*SUPPLIED DATA:*
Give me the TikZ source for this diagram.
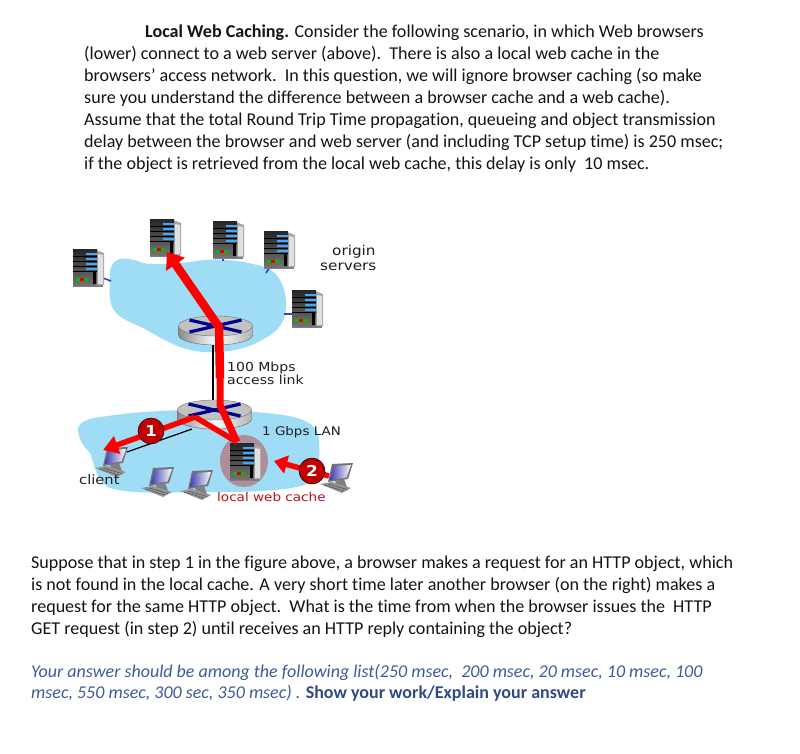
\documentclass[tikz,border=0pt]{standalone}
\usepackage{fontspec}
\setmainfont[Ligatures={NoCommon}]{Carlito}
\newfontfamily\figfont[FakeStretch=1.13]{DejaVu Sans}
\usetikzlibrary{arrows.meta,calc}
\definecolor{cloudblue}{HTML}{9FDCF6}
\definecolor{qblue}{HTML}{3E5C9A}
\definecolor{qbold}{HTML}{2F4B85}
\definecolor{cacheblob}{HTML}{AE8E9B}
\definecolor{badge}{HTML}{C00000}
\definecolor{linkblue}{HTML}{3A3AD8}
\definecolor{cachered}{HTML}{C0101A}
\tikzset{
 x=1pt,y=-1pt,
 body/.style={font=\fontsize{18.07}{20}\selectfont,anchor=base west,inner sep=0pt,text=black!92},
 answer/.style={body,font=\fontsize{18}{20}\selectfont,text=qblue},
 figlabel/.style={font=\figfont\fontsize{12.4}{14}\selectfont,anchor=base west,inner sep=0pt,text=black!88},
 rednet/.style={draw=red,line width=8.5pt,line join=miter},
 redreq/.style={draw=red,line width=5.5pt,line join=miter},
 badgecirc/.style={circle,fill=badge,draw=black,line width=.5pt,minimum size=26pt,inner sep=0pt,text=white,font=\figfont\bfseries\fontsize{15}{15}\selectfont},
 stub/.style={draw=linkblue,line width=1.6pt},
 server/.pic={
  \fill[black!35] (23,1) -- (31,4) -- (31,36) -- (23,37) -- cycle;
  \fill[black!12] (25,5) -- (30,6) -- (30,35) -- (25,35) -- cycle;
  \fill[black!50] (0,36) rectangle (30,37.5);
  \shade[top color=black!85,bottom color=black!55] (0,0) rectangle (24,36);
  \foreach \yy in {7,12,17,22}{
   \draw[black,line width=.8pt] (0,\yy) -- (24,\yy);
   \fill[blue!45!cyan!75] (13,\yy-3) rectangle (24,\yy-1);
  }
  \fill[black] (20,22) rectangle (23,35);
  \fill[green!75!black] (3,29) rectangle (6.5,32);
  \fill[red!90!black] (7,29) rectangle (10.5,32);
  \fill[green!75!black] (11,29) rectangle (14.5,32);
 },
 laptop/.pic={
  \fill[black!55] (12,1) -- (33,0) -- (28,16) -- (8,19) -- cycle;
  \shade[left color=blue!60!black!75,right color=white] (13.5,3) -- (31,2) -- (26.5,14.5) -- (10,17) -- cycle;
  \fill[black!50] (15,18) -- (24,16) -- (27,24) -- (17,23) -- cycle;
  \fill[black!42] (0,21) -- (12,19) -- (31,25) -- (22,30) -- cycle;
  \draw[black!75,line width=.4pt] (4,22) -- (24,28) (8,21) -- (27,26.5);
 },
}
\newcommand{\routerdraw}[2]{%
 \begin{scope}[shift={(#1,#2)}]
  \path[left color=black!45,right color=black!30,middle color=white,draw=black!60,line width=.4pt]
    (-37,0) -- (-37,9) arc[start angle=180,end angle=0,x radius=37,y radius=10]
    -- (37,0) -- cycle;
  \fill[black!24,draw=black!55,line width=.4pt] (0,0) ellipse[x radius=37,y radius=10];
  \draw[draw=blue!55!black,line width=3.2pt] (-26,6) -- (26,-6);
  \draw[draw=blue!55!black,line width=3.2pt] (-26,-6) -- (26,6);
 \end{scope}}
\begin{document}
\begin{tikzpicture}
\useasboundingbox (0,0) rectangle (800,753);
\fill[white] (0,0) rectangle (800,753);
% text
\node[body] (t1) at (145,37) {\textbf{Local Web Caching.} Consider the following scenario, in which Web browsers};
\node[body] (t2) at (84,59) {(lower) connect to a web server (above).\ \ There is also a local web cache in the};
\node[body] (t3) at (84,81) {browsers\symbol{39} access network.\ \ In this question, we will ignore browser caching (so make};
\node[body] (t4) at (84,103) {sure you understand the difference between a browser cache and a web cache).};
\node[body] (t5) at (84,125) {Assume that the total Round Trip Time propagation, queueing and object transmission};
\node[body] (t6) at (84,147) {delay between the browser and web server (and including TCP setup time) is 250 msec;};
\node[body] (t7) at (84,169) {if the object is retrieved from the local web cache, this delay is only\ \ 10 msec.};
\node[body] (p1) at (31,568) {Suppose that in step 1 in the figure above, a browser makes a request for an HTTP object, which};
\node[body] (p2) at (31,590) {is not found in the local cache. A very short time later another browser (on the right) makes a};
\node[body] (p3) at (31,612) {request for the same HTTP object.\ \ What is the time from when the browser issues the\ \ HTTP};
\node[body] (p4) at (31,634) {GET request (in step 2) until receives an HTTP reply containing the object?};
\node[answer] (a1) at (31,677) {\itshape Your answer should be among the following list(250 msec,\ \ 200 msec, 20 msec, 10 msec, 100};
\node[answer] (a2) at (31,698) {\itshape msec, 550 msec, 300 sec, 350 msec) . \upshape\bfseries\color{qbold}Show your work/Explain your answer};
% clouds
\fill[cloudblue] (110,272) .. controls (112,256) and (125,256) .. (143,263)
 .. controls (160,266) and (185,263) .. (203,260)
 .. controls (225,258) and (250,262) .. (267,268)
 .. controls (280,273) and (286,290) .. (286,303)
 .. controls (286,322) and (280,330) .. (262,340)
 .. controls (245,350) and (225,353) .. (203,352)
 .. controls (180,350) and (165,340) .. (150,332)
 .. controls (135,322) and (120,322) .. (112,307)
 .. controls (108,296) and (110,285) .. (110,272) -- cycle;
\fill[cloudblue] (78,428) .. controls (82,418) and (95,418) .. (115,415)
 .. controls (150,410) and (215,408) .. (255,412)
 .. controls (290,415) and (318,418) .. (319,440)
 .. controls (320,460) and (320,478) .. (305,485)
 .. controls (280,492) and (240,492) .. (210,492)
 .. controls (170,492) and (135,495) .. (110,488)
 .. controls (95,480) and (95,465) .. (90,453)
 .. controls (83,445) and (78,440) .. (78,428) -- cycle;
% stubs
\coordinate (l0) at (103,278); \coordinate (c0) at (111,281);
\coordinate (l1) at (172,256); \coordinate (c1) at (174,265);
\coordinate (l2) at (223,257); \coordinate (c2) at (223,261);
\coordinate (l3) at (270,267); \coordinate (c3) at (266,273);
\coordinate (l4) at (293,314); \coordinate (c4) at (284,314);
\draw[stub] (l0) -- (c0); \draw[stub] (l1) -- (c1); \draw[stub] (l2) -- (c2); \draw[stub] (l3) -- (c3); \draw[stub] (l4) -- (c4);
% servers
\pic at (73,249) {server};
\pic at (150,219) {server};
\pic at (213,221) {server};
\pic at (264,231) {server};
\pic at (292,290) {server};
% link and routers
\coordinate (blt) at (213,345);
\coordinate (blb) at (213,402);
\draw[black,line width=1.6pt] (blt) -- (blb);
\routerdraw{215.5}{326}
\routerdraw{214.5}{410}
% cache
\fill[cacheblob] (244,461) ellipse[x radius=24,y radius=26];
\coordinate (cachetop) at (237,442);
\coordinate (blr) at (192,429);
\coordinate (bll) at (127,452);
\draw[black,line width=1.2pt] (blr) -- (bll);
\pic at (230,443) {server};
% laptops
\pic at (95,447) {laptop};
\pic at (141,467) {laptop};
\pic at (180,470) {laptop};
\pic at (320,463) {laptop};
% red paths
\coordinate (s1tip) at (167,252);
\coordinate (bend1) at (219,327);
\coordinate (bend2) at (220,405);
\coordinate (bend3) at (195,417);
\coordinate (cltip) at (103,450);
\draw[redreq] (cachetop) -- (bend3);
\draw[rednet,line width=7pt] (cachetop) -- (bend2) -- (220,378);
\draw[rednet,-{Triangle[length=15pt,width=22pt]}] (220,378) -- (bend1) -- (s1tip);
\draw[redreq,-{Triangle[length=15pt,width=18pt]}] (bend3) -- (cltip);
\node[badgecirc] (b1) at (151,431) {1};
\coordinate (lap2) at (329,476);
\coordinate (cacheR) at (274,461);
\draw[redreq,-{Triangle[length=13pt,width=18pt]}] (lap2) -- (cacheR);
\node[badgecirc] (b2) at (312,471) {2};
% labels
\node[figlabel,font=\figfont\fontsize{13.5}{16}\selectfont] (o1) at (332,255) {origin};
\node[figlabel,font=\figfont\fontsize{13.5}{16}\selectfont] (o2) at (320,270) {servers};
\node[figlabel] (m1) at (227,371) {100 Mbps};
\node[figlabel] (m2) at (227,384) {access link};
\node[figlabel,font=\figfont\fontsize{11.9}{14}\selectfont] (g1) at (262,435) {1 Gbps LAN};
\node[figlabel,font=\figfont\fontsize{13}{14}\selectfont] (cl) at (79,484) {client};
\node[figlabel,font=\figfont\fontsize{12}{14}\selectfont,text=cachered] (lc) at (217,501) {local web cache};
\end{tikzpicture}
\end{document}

*WHAT TO DO:* Search the lines for the string "this" and copy every line that has it.

*RESPONSE:*
Give me the TikZ source for this diagram.
\node[body] (t3) at (84,81) {browsers\symbol{39} access network.\ \ In this question, we will ignore browser caching (so make};
\node[body] (t7) at (84,169) {if the object is retrieved from the local web cache, this delay is only\ \ 10 msec.};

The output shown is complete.